Wednesday, April 9, 2008
3:30 PM
Seaver Science Library, Room 150 (SSL 150)

Refreshments will be served at 3:15 pm.

Novel Nanoscale Materials for the National Ignition Facility

Juergen Biener

Nanoscale Synthesis and Characterization Laboratory
Lawrence Livermore National Laboratory
Livermore, California 94550

Current designs of targets for the National Ignition Facility (NIF) require the development of novel nanoscale materials such as ultra-low density nanoporous metal foams, nanocrystalline metal and diamond films. This talk will provide an overview of the challenges and opportunities associated with the synthesis of these nanoscale materials, and discuss applications beyond NIF targets.

Prepared by LLNL under Contract DE-AC52-07NA27344

Dr.

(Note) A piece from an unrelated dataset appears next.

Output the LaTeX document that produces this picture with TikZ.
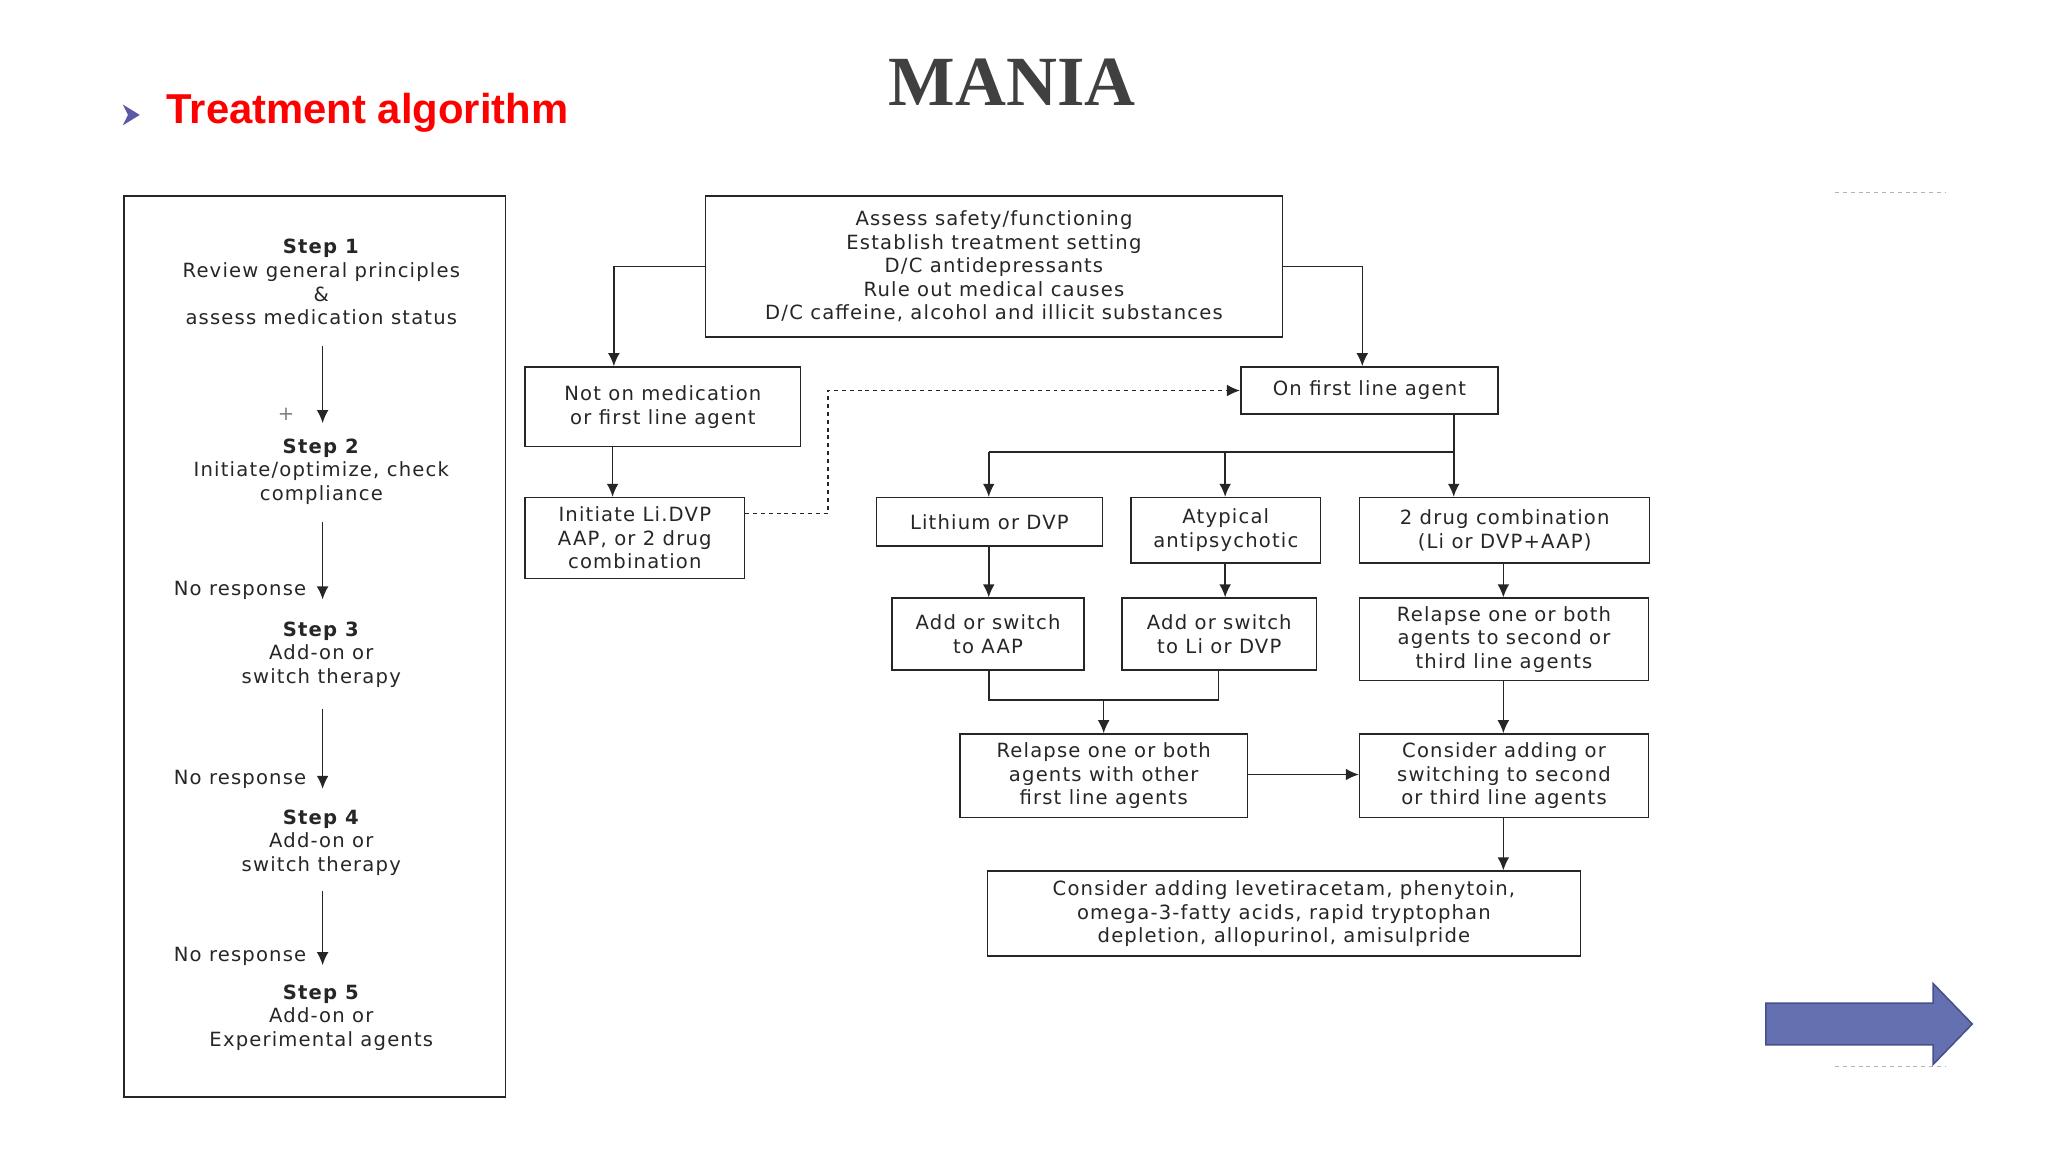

Juergen Biener was born in 1961 in Augsburg, Germany. He studied chemistry at the Ludwig-Maximilians-Universität in Munich and conducted his doctoral research in the field of surface science at the Max-Planck-Institute of Plasma Physics (IPP) in Garching. In 1997 he received a fellowship from the German Academic Exchange Service (DAAD) to work with Bob Madix at Stanford University on metal oxide model catalysts. In 2000 he returned to the IPP to continue his research on plasma-wall interactions. In 2003 he accepted a visiting scientist position at the Center for Imaging and Mesoscale Structures at Harvard University where he developed a new view of the reactivity of gold surfaces. Currently, he is one of the leaders in the Nanoscale Synthesis and Characterization Laboratory at the Lawrence Livermore National Laboratory. His research interest lies at the intersection of surface chemistry, physics and mechanics of nanostructured materials.

Wednesday, April 16,2008
3:30 PM
Seaver Science Library, Room 150 (SSL 150)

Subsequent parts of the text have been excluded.